→ **Exercise prompt**
Write out exactly, please, every line from the beginning of the entries to the line holding "(modele) at (718,181)", and no pictures.
■ ■ ■ ■ ■ ■ ■
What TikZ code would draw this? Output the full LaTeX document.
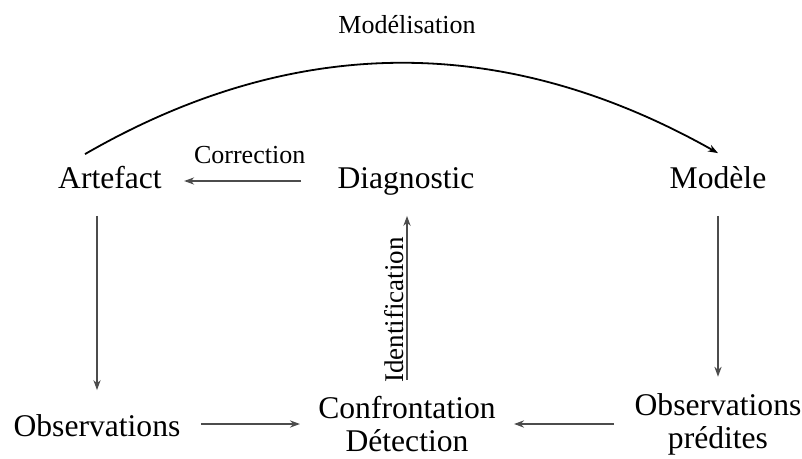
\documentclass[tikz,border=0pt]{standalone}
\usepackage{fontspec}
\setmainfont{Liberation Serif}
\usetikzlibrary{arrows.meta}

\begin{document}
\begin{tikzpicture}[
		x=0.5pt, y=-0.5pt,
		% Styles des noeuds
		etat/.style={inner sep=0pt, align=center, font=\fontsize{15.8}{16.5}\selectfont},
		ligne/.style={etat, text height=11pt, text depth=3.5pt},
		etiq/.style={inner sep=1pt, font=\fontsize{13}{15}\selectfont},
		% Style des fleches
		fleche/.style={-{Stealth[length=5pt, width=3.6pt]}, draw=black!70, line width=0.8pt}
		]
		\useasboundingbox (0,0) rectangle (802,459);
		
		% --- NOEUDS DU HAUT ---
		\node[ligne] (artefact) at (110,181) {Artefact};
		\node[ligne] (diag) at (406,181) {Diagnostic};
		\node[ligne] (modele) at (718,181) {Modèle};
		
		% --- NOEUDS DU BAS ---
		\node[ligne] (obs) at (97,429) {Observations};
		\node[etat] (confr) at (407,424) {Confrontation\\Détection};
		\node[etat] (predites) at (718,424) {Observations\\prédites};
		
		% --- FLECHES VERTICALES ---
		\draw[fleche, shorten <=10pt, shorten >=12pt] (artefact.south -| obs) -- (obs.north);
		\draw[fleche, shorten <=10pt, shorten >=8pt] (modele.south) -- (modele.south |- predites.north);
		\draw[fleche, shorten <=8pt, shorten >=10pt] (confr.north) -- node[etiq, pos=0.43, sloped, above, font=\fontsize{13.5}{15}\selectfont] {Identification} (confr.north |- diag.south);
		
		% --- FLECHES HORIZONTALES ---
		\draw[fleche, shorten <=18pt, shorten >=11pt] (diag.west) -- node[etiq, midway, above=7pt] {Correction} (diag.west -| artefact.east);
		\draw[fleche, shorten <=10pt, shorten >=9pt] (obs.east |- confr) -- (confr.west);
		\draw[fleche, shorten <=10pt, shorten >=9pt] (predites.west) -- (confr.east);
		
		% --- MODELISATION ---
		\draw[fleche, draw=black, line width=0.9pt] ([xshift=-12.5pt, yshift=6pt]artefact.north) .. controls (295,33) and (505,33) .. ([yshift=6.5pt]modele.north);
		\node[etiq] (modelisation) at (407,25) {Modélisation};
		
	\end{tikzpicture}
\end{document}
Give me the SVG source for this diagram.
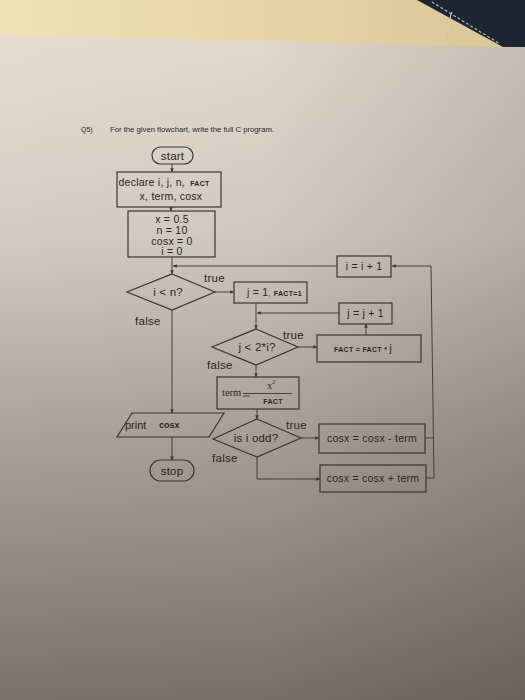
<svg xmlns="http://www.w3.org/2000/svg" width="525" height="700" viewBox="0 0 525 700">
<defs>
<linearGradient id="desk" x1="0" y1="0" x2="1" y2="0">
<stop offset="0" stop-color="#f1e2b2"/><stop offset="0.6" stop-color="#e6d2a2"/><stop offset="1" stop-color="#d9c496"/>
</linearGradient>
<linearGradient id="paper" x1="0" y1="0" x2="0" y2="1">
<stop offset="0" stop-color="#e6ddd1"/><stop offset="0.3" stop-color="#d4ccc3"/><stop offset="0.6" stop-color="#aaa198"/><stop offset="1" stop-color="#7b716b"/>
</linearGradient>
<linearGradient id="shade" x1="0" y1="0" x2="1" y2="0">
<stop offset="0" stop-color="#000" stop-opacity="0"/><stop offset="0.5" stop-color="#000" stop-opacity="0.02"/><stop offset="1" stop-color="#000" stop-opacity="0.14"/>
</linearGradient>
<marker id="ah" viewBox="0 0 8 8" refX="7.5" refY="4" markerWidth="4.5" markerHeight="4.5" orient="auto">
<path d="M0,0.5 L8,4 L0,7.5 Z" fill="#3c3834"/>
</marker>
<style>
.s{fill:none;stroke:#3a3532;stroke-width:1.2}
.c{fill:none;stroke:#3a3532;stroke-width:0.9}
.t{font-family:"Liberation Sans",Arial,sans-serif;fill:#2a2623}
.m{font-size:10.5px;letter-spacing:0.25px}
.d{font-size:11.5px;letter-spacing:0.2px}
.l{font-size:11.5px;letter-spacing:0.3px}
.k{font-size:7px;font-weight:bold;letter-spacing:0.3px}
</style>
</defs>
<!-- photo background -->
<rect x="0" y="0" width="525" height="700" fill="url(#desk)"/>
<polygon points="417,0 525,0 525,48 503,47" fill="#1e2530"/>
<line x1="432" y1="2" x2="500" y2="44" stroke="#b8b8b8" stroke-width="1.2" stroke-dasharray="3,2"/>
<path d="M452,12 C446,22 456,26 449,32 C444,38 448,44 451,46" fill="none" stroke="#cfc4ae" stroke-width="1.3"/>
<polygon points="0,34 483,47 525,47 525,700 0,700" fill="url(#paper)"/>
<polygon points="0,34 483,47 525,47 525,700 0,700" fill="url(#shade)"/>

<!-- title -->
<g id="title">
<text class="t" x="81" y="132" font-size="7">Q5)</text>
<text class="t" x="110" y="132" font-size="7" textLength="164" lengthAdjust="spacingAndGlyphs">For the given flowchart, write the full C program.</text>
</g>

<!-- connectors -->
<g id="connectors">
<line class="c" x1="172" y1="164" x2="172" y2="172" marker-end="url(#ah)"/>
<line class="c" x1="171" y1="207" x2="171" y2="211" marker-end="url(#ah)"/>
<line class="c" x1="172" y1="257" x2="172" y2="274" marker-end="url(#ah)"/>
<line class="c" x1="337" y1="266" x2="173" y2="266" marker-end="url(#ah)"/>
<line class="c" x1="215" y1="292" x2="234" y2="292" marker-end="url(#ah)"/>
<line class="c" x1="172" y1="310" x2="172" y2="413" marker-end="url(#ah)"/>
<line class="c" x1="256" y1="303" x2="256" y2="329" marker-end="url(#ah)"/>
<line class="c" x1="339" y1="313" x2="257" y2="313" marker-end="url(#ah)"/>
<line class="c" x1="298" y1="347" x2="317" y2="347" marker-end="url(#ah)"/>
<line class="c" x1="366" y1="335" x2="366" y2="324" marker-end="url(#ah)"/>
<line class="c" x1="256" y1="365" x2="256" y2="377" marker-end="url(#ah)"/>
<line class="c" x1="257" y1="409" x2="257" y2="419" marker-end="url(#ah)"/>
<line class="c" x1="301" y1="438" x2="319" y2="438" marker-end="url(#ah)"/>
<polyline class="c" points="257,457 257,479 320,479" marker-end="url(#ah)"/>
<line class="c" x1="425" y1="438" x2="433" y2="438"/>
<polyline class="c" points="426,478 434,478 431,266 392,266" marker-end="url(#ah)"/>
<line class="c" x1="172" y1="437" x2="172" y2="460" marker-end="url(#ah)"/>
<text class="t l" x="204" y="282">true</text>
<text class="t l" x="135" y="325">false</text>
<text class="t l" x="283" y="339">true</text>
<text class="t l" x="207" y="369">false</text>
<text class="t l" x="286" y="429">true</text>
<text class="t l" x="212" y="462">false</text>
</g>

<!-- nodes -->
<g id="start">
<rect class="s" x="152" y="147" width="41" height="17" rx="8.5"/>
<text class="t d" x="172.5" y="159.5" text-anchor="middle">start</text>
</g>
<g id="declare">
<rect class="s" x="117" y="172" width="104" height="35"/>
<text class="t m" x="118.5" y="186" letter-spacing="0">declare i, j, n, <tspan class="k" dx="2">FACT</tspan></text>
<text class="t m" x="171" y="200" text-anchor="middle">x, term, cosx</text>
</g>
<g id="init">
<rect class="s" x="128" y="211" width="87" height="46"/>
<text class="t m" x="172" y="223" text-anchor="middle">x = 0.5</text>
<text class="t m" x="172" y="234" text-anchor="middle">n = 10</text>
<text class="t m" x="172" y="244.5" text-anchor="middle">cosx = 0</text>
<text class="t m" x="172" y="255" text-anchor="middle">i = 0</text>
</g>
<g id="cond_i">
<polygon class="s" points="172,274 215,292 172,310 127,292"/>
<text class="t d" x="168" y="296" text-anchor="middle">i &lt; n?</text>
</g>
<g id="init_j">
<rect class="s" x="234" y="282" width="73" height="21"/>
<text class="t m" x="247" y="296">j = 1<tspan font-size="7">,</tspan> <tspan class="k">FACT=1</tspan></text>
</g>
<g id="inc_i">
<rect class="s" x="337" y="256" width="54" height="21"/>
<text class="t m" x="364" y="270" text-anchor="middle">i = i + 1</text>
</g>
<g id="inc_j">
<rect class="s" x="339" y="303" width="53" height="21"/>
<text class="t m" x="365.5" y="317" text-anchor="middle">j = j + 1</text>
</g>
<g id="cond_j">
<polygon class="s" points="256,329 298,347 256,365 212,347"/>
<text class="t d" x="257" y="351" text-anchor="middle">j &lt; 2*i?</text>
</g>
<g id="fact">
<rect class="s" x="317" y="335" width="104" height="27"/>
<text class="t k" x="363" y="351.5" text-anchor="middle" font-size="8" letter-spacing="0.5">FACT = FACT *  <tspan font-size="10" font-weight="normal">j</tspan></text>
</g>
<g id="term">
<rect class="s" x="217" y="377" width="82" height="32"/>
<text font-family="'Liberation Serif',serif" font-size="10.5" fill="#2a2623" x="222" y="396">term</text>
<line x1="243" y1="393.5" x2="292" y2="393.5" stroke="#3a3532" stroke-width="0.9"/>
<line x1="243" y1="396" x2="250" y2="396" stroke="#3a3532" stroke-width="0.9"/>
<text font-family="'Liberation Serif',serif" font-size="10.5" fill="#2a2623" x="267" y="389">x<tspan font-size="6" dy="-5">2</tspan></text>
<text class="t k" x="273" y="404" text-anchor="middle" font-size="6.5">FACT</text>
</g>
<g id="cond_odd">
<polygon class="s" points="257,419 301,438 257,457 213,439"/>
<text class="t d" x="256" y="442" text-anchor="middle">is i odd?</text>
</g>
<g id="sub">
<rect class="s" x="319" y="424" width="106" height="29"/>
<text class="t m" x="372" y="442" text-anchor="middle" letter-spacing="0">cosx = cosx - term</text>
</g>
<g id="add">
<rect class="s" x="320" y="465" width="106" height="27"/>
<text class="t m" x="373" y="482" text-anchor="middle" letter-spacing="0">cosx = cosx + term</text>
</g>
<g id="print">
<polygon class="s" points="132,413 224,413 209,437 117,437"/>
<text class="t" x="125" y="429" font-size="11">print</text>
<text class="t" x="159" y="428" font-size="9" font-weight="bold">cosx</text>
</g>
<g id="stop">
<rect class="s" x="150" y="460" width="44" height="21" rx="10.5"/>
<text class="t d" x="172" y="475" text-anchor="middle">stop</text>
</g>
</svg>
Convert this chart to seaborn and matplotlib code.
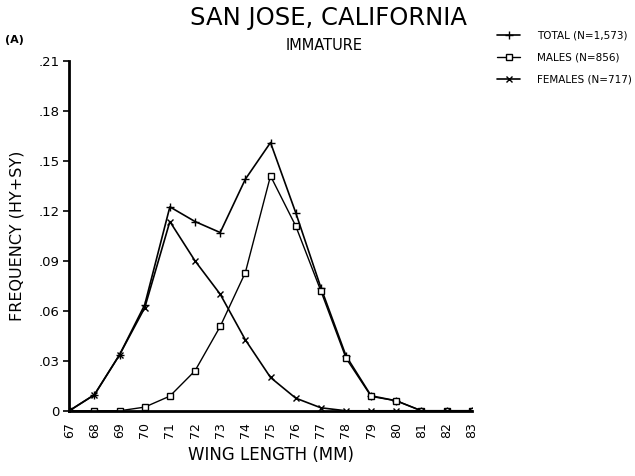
■ ■ ■ ■ ■ ■ ■
→ **Answer**
What TikZ code would draw this? Output the full LaTeX document.
\documentclass[tikz,border=0pt]{standalone}
\usepackage{fontspec}
\setmainfont{Liberation Serif}
\usetikzlibrary{arrows.meta}

\begin{document}
\begin{tikzpicture}[
		x=0.5pt, y=-0.5pt,
		% Styles des noeuds
		etat/.style={inner sep=0pt, align=center, font=\fontsize{15.8}{16.5}\selectfont},
		ligne/.style={etat, text height=11pt, text depth=3.5pt},
		etiq/.style={inner sep=1pt, font=\fontsize{13}{15}\selectfont},
		% Style des fleches
		fleche/.style={-{Stealth[length=5pt, width=3.6pt]}, draw=black!70, line width=0.8pt}
		]
		\useasboundingbox (0,0) rectangle (802,459);
		
		% --- NOEUDS DU HAUT ---
		\node[ligne] (artefact) at (110,181) {Artefact};
		\node[ligne] (diag) at (406,181) {Diagnostic};
		\node[ligne] (modele) at (718,181) {Modèle};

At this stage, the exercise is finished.